Of course an open book exam with a time limit is a rather different context than essay writing, and my experience with the former may not apply well to the latter. But multiple contexts will likely be helpful as we work through
this issue and decide how best to handle it.
Ron Ydenberg
Professor, Department
of Biological Sciences
Director, Centre for Wildlife Ecology
&
Evolutionary and Behavioural Ecology Research Group
Simon Fraser University
Burnaby, BC V5A 1S6 Canada
From: Julian Christians <julian_christians@sfu.ca>
Sent: December 28, 2022 2:37 PM
To: Steve DiPaola
Cc: James Fleming; Sam Black; academic-discussion@sfu.ca
Subject: Re: Some advice please re. ChatGPT
Hi
Thanks everyone for chiming in, and Steve, for your offer. Steve- what I think would be useful to know is what the AI is bad at, both in terms of designing assignments that are hard to cheat on, and for knowing what our human students will need
to be able to do as these AI tools become ubiquitous.
Cheers
Julian
On Dec 28, 2022, at 1:36 PM, Steve DiPaola <sdipaola@sfu.ca> wrote:
I am a SFU researcher/prof in the AI space and surely know and teach these systems - so if consulting is needed.

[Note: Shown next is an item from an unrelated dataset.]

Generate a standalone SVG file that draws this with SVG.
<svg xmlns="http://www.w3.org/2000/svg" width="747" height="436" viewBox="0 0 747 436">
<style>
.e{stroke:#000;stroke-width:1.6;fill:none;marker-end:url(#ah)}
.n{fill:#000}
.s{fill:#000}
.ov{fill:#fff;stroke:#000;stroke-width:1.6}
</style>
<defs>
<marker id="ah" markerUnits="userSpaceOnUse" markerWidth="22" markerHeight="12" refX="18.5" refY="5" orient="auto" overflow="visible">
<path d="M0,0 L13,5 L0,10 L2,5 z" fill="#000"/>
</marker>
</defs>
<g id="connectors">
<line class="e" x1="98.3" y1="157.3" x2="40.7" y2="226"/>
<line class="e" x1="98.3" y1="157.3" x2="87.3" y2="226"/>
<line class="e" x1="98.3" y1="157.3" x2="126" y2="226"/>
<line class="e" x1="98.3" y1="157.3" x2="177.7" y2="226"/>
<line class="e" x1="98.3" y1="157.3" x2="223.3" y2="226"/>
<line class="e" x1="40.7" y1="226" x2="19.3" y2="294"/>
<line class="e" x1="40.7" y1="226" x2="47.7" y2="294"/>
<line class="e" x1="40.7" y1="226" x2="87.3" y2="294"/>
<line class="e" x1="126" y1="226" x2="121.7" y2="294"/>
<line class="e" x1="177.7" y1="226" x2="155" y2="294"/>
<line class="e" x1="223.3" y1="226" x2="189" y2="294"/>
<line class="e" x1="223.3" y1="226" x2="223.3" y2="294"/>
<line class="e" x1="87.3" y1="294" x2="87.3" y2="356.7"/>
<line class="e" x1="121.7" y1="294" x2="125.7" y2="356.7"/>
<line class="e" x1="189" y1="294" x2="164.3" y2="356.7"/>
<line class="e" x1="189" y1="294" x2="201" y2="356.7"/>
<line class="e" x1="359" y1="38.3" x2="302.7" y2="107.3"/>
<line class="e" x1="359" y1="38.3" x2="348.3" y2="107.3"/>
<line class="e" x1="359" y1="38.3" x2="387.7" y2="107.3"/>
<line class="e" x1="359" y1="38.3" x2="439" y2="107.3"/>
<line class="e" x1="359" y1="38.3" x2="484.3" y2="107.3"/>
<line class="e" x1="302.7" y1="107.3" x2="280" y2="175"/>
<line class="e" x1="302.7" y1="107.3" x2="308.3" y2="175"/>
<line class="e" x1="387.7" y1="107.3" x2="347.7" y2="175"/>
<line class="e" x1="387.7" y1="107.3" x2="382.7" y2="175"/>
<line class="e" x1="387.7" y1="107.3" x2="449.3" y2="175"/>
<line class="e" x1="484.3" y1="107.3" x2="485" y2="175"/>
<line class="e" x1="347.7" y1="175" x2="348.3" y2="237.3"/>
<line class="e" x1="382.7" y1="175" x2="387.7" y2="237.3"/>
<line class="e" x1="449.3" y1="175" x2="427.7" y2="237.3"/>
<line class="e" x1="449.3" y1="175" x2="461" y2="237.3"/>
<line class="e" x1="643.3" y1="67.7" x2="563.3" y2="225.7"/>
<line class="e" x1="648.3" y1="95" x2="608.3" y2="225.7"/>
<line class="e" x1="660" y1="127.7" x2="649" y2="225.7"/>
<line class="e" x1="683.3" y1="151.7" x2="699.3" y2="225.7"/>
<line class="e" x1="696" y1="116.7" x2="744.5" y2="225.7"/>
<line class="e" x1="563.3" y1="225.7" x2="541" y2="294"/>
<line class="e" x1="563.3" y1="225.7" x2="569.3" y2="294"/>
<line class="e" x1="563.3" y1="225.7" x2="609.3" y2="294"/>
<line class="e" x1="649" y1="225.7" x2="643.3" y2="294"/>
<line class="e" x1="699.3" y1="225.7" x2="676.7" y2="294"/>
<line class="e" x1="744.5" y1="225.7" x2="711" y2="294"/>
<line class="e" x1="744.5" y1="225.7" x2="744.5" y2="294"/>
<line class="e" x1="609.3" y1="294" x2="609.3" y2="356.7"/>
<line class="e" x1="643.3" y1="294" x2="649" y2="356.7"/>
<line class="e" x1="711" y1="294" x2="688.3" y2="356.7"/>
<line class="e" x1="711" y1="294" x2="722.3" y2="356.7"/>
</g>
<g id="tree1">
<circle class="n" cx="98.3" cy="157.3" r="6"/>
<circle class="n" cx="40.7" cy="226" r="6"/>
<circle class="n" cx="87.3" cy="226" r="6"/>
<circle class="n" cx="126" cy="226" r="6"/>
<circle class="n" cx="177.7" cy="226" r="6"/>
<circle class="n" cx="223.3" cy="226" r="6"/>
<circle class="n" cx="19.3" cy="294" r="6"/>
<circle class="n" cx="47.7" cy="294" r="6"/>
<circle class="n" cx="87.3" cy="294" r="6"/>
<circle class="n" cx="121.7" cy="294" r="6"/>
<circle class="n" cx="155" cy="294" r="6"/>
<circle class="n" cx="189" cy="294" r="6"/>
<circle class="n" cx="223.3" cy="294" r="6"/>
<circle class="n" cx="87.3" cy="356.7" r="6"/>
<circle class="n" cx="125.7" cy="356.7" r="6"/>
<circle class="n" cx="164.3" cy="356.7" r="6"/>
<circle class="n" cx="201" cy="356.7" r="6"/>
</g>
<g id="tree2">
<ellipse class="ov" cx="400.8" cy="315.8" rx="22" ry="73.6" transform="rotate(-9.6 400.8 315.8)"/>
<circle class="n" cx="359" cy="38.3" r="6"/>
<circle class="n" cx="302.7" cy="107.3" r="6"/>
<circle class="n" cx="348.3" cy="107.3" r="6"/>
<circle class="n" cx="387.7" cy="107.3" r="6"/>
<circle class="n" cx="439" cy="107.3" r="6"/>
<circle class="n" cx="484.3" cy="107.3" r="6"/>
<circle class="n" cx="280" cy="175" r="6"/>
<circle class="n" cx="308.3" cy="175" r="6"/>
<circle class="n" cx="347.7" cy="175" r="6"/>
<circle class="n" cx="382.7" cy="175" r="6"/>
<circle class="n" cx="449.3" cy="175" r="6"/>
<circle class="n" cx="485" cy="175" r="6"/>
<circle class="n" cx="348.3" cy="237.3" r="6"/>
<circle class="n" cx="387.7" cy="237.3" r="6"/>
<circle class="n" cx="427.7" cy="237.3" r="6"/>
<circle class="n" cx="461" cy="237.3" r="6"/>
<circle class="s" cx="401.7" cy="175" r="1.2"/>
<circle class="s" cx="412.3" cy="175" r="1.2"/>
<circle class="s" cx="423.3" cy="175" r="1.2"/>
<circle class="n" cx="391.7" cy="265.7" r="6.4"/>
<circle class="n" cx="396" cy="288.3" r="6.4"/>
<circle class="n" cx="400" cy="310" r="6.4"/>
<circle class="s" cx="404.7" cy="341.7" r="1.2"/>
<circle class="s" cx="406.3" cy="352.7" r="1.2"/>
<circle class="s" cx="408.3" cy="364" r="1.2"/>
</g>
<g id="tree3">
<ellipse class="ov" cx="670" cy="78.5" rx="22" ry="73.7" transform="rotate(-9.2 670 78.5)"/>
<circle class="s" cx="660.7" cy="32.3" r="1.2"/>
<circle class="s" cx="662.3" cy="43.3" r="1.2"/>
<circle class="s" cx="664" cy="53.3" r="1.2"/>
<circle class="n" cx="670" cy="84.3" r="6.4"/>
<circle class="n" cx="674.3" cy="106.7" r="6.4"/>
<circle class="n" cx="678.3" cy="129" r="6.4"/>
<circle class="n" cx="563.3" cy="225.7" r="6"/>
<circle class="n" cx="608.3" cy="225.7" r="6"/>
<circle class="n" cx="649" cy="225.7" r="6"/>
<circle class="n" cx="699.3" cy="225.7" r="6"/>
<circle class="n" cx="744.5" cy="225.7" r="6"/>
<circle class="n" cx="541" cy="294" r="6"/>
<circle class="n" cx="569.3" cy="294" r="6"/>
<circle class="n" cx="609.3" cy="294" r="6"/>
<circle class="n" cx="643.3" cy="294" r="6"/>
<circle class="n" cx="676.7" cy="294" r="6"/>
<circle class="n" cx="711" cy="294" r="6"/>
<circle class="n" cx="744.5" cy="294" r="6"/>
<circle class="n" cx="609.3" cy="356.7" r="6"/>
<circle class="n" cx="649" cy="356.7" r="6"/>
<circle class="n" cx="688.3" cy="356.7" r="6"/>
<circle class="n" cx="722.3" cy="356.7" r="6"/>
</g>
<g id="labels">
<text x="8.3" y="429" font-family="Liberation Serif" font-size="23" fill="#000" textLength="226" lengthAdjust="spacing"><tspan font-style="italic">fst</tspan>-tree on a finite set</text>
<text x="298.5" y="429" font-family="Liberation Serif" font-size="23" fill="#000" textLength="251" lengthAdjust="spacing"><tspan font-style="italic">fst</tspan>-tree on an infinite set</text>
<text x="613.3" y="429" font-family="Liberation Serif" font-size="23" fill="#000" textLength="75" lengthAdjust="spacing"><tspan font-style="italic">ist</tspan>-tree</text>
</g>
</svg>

My lab writes these systems (NSERC/MITACS granted) for studies, health and education coaches as well as for the arts. And I give keynote talks (and TV interviews) about the ethical issues
So I can discuss with a group what they can do now and in the future.
-steve
For those interested in what we do at SFU with them:
video Here is some work where I am chatting real time with Picasso:
video (from a talk in Cambridge Conf)
We are in talks for a project where visitors can talk live to Van Gogh about his life for the Van Gogh Museum.
(and with the philosophy comment in mind)

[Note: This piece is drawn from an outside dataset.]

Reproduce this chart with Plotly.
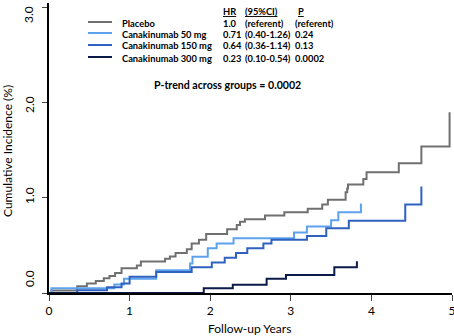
import plotly.graph_objects as go

# ---------------- data ----------------
placebo_t = [0, 0.03, 0.35, 0.47, 0.58, 0.68, 0.75, 0.82, 0.90, 1.09, 1.14, 1.44, 1.50, 1.57,
             1.71, 1.77, 1.86, 1.95, 2.21, 2.33, 2.37, 2.43, 2.68, 2.92, 3.21, 3.39, 3.46,
             3.68, 3.70, 3.71, 3.90, 3.94, 4.34, 4.62, 4.97]
placebo_y = [0, 0.025, 0.07, 0.10, 0.125, 0.155, 0.18, 0.21, 0.26, 0.29, 0.33, 0.36, 0.385, 0.42,
             0.46, 0.52, 0.56, 0.62, 0.67, 0.715, 0.75, 0.775, 0.815, 0.85, 0.885, 0.93, 0.98,
             1.06, 1.10, 1.14, 1.20, 1.27, 1.365, 1.54, 1.90]

c50_t = [0, 0.03, 0.81, 0.93, 1.33, 1.75, 1.78, 1.97, 2.08, 2.29, 3.04, 3.20, 3.50, 3.59, 3.87]
c50_y = [0, 0.05, 0.09, 0.15, 0.24, 0.31, 0.38, 0.47, 0.52, 0.575, 0.635, 0.70, 0.765, 0.85, 0.94]

c150_t = [0, 0.35, 0.72, 0.90, 1.00, 1.33, 1.77, 2.02, 2.18, 2.32, 2.46, 2.66, 2.76, 3.20,
          3.44, 3.72, 4.42, 4.62]
c150_y = [0, 0.03, 0.06, 0.10, 0.17, 0.22, 0.27, 0.32, 0.37, 0.42, 0.47, 0.52, 0.56, 0.60,
          0.68, 0.76, 0.93, 1.12]

c300_t = [0, 1.92, 2.28, 2.70, 2.94, 3.54, 3.82]
c300_y = [0, 0.05, 0.087, 0.15, 0.19, 0.27, 0.335]

group_names = ["Placebo", "Canakinumab 50 mg", "Canakinumab 150 mg", "Canakinumab 300 mg"]
hr_values = ["1.0", "0.71", "0.64", "0.23"]
ci_values = ["(referent)", "(0.40-1.26)", "(0.36-1.14)", "(0.10-0.54)"]
p_values = ["(referent)", "0.24", "0.13", "0.0002"]
header_labels = ["HR", "(95%CI)", "P"]
p_trend_text = "P-trend across groups = 0.0002"

x_ticks = [0, 1, 2, 3, 4, 5]
y_ticks = [0, 1, 2, 3]
y_tick_labels = ["0.0", "1.0", "2.0", "3.0"]

colors = ["#707070", "#5ea2ee", "#2f62c0", "#0b1a48"]

# ---------------- figure ----------------
W, H = 454, 336
ML, MR, MT, MB = 49, 2, 3, 43
PW, PH = W - ML - MR, H - MT - MB

def px(xp):
    return (xp - ML) / PW

def py(yp):
    return (H - MB - yp) / PH

fig = go.Figure()
series = [(placebo_t, placebo_y), (c50_t, c50_y), (c150_t, c150_y), (c300_t, c300_y)]
for (t, y), name, col in zip(series, group_names, colors):
    fig.add_trace(go.Scatter(x=t, y=y, mode="lines", line=dict(color=col, width=2, shape="hv"),
                             name=name, showlegend=False, hoverinfo="skip"))

font_fam = "Lato, Open Sans, sans-serif"
ann = []
shapes = []
row_y = [22, 33, 45, 57]
for i, name in enumerate(group_names):
    shapes.append(dict(type="line", xref="paper", yref="paper", x0=px(88), x1=px(112),
                       y0=py(row_y[i]), y1=py(row_y[i]), line=dict(color=colors[i], width=2)))
    ann.append(dict(text="<b>%s</b>" % name, x=px(120), y=py(row_y[i] + 1), xanchor="left", yanchor="middle"))
    ann.append(dict(text="<b>%s</b>" % hr_values[i], x=px(221), y=py(row_y[i] + 1), xanchor="left", yanchor="middle"))
    ann.append(dict(text="<b>%s</b>" % ci_values[i], x=px(243), y=py(row_y[i] + 1), xanchor="left", yanchor="middle"))
    ann.append(dict(text="<b>%s</b>" % p_values[i], x=px(293), y=py(row_y[i] + 1), xanchor="left", yanchor="middle"))
for lab, xp in zip(header_labels, [221, 243, 296]):
    ann.append(dict(text="<b><u>%s</u></b>" % lab, x=px(xp), y=py(11), xanchor="left", yanchor="middle"))
for a in ann:
    a.update(xref="paper", yref="paper", showarrow=False, font=dict(family=font_fam, size=9.3, color="#000"))

ann.append(dict(text="<b>%s</b>" % p_trend_text, x=px(227), y=py(85), xref="paper", yref="paper",
                xanchor="center", yanchor="middle", showarrow=False,
                font=dict(family=font_fam, size=10.6, color="#000")))
ann.append(dict(text="Follow-up Years", x=px(249), y=py(328), xref="paper", yref="paper",
                xanchor="center", yanchor="middle", showarrow=False,
                font=dict(family=font_fam, size=12, color="#000")))
ann.append(dict(text="Cumulative Incidence (%)", x=px(7), y=py(151), xref="paper", yref="paper",
                xanchor="center", yanchor="middle", showarrow=False, textangle=-90,
                font=dict(family=font_fam, size=12, color="#000")))
# rotated y tick labels, placed like the reference (nudged inward at the ends)
label_pix_y = [279, 105, 196, 15]
label_pix_y = [279, 196, 105, 15]
for lab, ly in zip(y_tick_labels, label_pix_y):
    ann.append(dict(text=lab, x=px(29), y=py(ly), xref="paper", yref="paper",
                    xanchor="center", yanchor="middle", showarrow=False, textangle=-90,
                    font=dict(family=font_fam, size=12, color="#000")))

fig.update_layout(
    width=W, height=H,
    margin=dict(l=ML, r=MR, t=MT, b=MB, autoexpand=False),
    paper_bgcolor="white", plot_bgcolor="white",
    font=dict(family=font_fam, size=12, color="#000"),
    annotations=ann, shapes=shapes, showlegend=False,
    xaxis=dict(range=[0, 5], tickvals=x_ticks, ticks="outside", ticklen=6, tickwidth=1,
               showline=True, linecolor="#000", linewidth=2, showgrid=False, zeroline=False,
               tickfont=dict(size=12), ticklabeloverflow="allow", fixedrange=True),
    yaxis=dict(range=[0, 3.05], tickvals=y_ticks, showticklabels=False,
               ticks="outside", ticklen=5, tickwidth=1, showline=True, linecolor="#000",
               linewidth=2, showgrid=False, zeroline=False, fixedrange=True),
)

fig.write_html("out.html", config={"displayModeBar": False},
               post_script="document.body.style.margin='0';document.body.style.overflow='hidden';")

El Turco I recently completed a large art installation for the Japan Triennial (with artist Diemut Strebe) that showed the issues with these systems where
our "Socrates" debating our GPT system in 17 dialogues.
It is both right on and not at all at the same time.

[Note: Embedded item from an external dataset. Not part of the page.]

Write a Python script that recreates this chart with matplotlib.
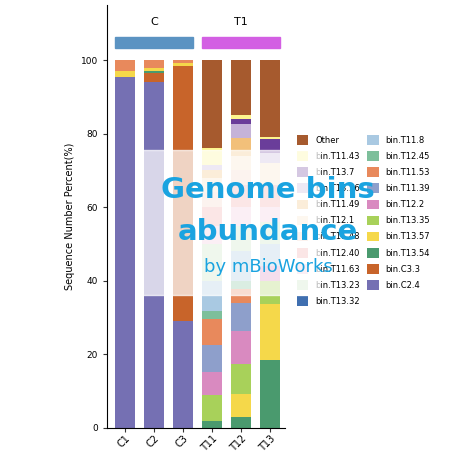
import matplotlib
matplotlib.use("Agg")
import matplotlib.pyplot as plt
from matplotlib.patches import Rectangle

samples = ["C1", "C2", "C3", "T11", "T12", "T13"]
groups = ["C", "T1"]
# bottom-to-top stacking order
bins = ["bin.C2.4", "bin.C3.3", "bin.T13.54", "bin.T13.57", "bin.T13.35", "bin.T12.2",
        "bin.T11.39", "bin.T11.53", "bin.T12.45", "bin.T11.8", "bin.T13.32", "bin.T13.23",
        "bin.T11.63", "bin.T12.40", "bin.T11.48", "bin.T12.1", "bin.T11.49", "bin.T13.36",
        "bin.T13.7", "bin.T11.43", "Other"]
colors = ["#7570b3", "#c8642a", "#4a9a6e", "#f5d84a", "#a8d15a", "#d98ac0",
          "#8e9fcb", "#e8895c", "#7dbf9b", "#a9c9e2", "#3f6fb0", "#c9e4bf",
          "#f3c6dc", "#f2a7a6", "#f6d5c8", "#fbe6c8", "#f2c07a", "#c5b3d8",
          "#6a3d9a", "#fdf58e", "#a65a2e"]
values = {
    "C1":  [95.5, 0, 0, 1.5, 0, 0, 0, 3.0, 0, 0, 0, 0, 0, 0, 0, 0, 0, 0, 0, 0, 0],
    "C2":  [94.0, 2.5, 0.5, 1.0, 0, 0, 0, 2.0, 0, 0, 0, 0, 0, 0, 0, 0, 0, 0, 0, 0, 0],
    "C3":  [29.0, 69.5, 0, 0.7, 0, 0, 0, 0.8, 0, 0, 0, 0, 0, 0, 0, 0, 0, 0, 0, 0, 0],
    "T11": [0, 0, 1.8, 0, 7.0, 6.5, 7.2, 7.0, 2.3, 8.2, 0, 10.0, 5.0, 5.0, 4.0, 4.0, 2.0, 1.5, 0, 4.5, 24.0],
    "T12": [0, 0, 3.0, 6.2, 8.1, 9.1, 7.6, 3.7, 2.3, 8.0, 0, 7.0, 5.0, 6.0, 4.0, 4.0, 4.8, 3.8, 1.4, 1.0, 15.0],
    "T13": [0, 0, 18.5, 15.1, 6.4, 4.0, 0, 0, 0, 6.0, 0, 6.0, 4.0, 6.0, 0, 6.0, 0, 2.7, 3.9, 0.6, 20.8],
}
legend_order = ["Other", "bin.T11.43", "bin.T13.7", "bin.T13.36", "bin.T11.49", "bin.T12.1",
                "bin.T11.48", "bin.T12.40", "bin.T11.63", "bin.T13.23", "bin.T13.32",
                "bin.T11.8", "bin.T12.45", "bin.T11.53", "bin.T11.39", "bin.T12.2",
                "bin.T13.35", "bin.T13.57", "bin.T13.54", "bin.C3.3", "bin.C2.4"]

fig = plt.figure(figsize=(4.74, 4.57), dpi=100)
ax = fig.add_axes([0.226, 0.064, 0.375, 0.925])
x = list(range(1, len(samples) + 1))
bottoms = [0.0] * len(samples)
handles = {}
for i, b in enumerate(bins):
    h = [values[s][i] for s in samples]
    bars = ax.bar(x, h, 0.69, bottom=bottoms, color=colors[i], label=b, linewidth=0)
    handles[b] = bars
    bottoms = [bo + hv for bo, hv in zip(bottoms, h)]

ax.set_xlim(0.38, 6.52)
ax.set_ylim(0, 115)
ax.set_yticks([0, 20, 40, 60, 80, 100])
ax.tick_params(axis="y", labelsize=6.5, length=3, color="#333333")
ax.tick_params(axis="x", length=3, pad=1, color="#333333")
ax.set_xticks(x)
ax.set_xticklabels(samples, rotation=45, fontsize=7, ha="right", rotation_mode="anchor")
ax.set_ylabel("Sequence Number Percent(%)", fontsize=7)
for sp in ["top", "right"]:
    ax.spines[sp].set_visible(False)

strip_cols = ["#5b93c2", "#d35fe3"]
for gi, (g, c) in enumerate(zip(groups, strip_cols)):
    x0 = 1 + gi * 3 - 0.345
    ax.add_patch(Rectangle((x0, 103.3), 2.69, 2.9, color=c, clip_on=False))
    ax.text(x0 + 1.345, 110.5, g, ha="center", va="center", fontsize=8)

hl = [handles[b] for b in legend_order]
ax.legend(hl, legend_order, ncol=2, loc="upper left", bbox_to_anchor=(1.025, 0.71),
          frameon=False, fontsize=6, handlelength=1.4, handleheight=1.4,
          labelspacing=0.78, columnspacing=0.9, handletextpad=0.8)

# watermark
fig.patches.append(Rectangle((140 / 474, 1 - 295 / 457), 180 / 474, 145 / 457,
                             transform=fig.transFigure, color="white", alpha=0.72, zorder=5))
fig.text(268 / 474, 1 - 190 / 457, "Genome bins", color="#1aa3e0", fontsize=21,
         fontweight="bold", ha="center", va="center", zorder=6)
fig.text(268 / 474, 1 - 232 / 457, "abundance", color="#1aa3e0", fontsize=21,
         fontweight="bold", ha="center", va="center", zorder=6)
fig.text(268 / 474, 1 - 267 / 457, "by mBioWorks", color="#1aa3e0", fontsize=13,
         ha="center", va="center", zorder=6)

fig.savefig("out.png", dpi=100)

El Turco (see videos of the dialogues)
Again, I can help with this effort of understanding issues with plagiarism (as well as tools and more so effort for our students to understand how AI works and its implications)
Note the visual space ( AI visual generation) equally has issues for us.
steve
- Steve DiPaola, PhD - -
- Prof: Sch of Interactive Arts & Technology (SIAT);
- Past Director: Cognitive Science Program;
- - Simon Fraser University - - -
our book on: AI and Cognitive Virtual Characters
At Simon Fraser University, we live and work on the unceded traditional territories of the Coast Salish peoples of the xʷməθkwəy̓əm (Musqueam), Skwxwú7mesh (Squamish), and
Səl̓ílwətaɬ (Tsleil-Waututh) and in SFU Surrey, Katzie, Kwantlen, Kwikwetlem (kʷikʷəƛ̓əm), Qayqayt, Musqueam (xʷməθkʷəy̓əm), Tsawassen, and
numerous Stó:lō Nations.
Coincidentally those of us currently serving as departmental Academic Integrity Advisors are having a chat about this issue on our own list--not with regard to policy, but pedagogy and evaluation. Would there be interest in broadening the discussion? JDF
James Dougal Fleming
Professor, Department of English
Simon Fraser University
Burnaby/Vancouver,
British Columbia,
Canada.
The truth is an offence, but not a sin.
-- Bob Marley
Hi All,
Does anyone know if some policy guidelines have been issued by SFU re. ChatGPT and academic dishonesty. Specifically, what would SFU accept as dispositive evidence that an essay had been generated using ChatGPT or similar AI software? Obviously, it will
be impossible to introduce as evidence materials that have been cut and pasted without acknowledgement.
In this vein, I recently had a chat with an engineering student (but not an SFU student!) who received an A+ on an assignment using ChatGPT.
The software could not generate an A+ paper in Philosophy (of course not!). For the moment, I'm mostly concerned with suspicious C+ papers.
Thanks in advance,
Sam
Sam Black
Assoc. Prof. Philosophy, SFU
I respectfully acknowledge that SFU is on the unceded ancestral and traditional territories of the səl̓ilw̓ətaʔɬ (Tsleil-Waututh), Sḵwx̱wú7mesh Úxwumixw
(Squamish), xʷməθkʷəy̓əm (Musqueam) and kʷikʷəƛ̓əm (Kwikwetlem) Nations.